— The request —
The data below should be restated word for word, with every picture omitted.

— Material provided —
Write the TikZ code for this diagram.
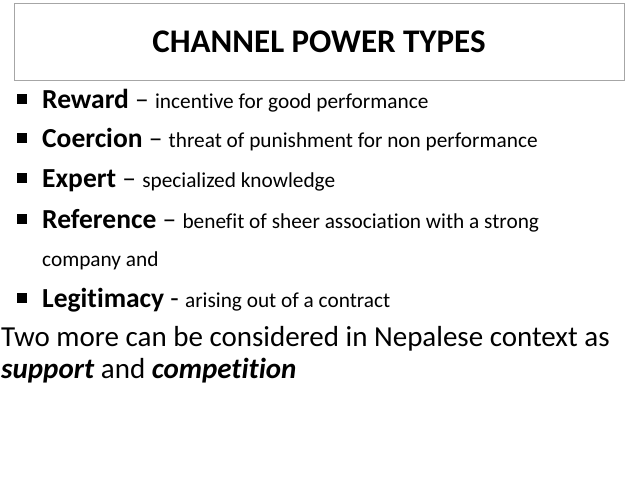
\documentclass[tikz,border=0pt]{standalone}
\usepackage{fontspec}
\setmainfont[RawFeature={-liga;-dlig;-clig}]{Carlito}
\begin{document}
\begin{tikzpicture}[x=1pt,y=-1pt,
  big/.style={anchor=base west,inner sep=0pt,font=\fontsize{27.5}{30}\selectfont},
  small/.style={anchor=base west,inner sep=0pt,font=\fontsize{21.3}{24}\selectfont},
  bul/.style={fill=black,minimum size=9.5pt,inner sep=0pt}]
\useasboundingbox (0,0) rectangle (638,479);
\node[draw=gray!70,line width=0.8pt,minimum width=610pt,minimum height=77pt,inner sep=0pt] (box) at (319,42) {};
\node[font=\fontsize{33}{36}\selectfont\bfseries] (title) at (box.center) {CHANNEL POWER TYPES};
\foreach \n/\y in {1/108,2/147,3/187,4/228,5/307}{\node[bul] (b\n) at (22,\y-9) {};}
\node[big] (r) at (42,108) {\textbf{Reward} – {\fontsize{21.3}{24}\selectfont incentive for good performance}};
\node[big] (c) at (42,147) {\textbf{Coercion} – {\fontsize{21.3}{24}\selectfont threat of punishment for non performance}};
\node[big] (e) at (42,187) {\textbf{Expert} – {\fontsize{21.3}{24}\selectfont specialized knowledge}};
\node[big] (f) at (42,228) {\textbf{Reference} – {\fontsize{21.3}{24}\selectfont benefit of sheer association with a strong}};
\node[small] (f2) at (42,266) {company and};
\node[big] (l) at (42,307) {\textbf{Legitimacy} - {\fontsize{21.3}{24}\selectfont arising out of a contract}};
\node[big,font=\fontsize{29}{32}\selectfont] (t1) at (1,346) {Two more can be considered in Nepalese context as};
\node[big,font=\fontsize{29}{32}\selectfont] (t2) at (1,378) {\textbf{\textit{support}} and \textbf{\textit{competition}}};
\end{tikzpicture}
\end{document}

— Task response —
Write the TikZ code for this diagram.
\documentclass[tikz,border=0pt]{standalone}
\usepackage{fontspec}
\setmainfont[RawFeature={-liga;-dlig;-clig}]{Carlito}
\begin{document}
\begin{tikzpicture}[x=1pt,y=-1pt,
  big/.style={anchor=base west,inner sep=0pt,font=\fontsize{27.5}{30}\selectfont},
  small/.style={anchor=base west,inner sep=0pt,font=\fontsize{21.3}{24}\selectfont},
  bul/.style={fill=black,minimum size=9.5pt,inner sep=0pt}]
\useasboundingbox (0,0) rectangle (638,479);
\node[draw=gray!70,line width=0.8pt,minimum width=610pt,minimum height=77pt,inner sep=0pt] (box) at (319,42) {};
\node[font=\fontsize{33}{36}\selectfont\bfseries] (title) at (box.center) {CHANNEL POWER TYPES};
\foreach \n/\y in {1/108,2/147,3/187,4/228,5/307}{\node[bul] (b\n) at (22,\y-9) {};}
\node[big] (r) at (42,108) {\textbf{Reward} – {\fontsize{21.3}{24}\selectfont incentive for good performance}};
\node[big] (c) at (42,147) {\textbf{Coercion} – {\fontsize{21.3}{24}\selectfont threat of punishment for non performance}};
\node[big] (e) at (42,187) {\textbf{Expert} – {\fontsize{21.3}{24}\selectfont specialized knowledge}};
\node[big] (f) at (42,228) {\textbf{Reference} – {\fontsize{21.3}{24}\selectfont benefit of sheer association with a strong}};
\node[small] (f2) at (42,266) {company and};
\node[big] (l) at (42,307) {\textbf{Legitimacy} - {\fontsize{21.3}{24}\selectfont arising out of a contract}};
\node[big,font=\fontsize{29}{32}\selectfont] (t1) at (1,346) {Two more can be considered in Nepalese context as};
\node[big,font=\fontsize{29}{32}\selectfont] (t2) at (1,378) {\textbf{\textit{support}} and \textbf{\textit{competition}}};
\end{tikzpicture}
\end{document}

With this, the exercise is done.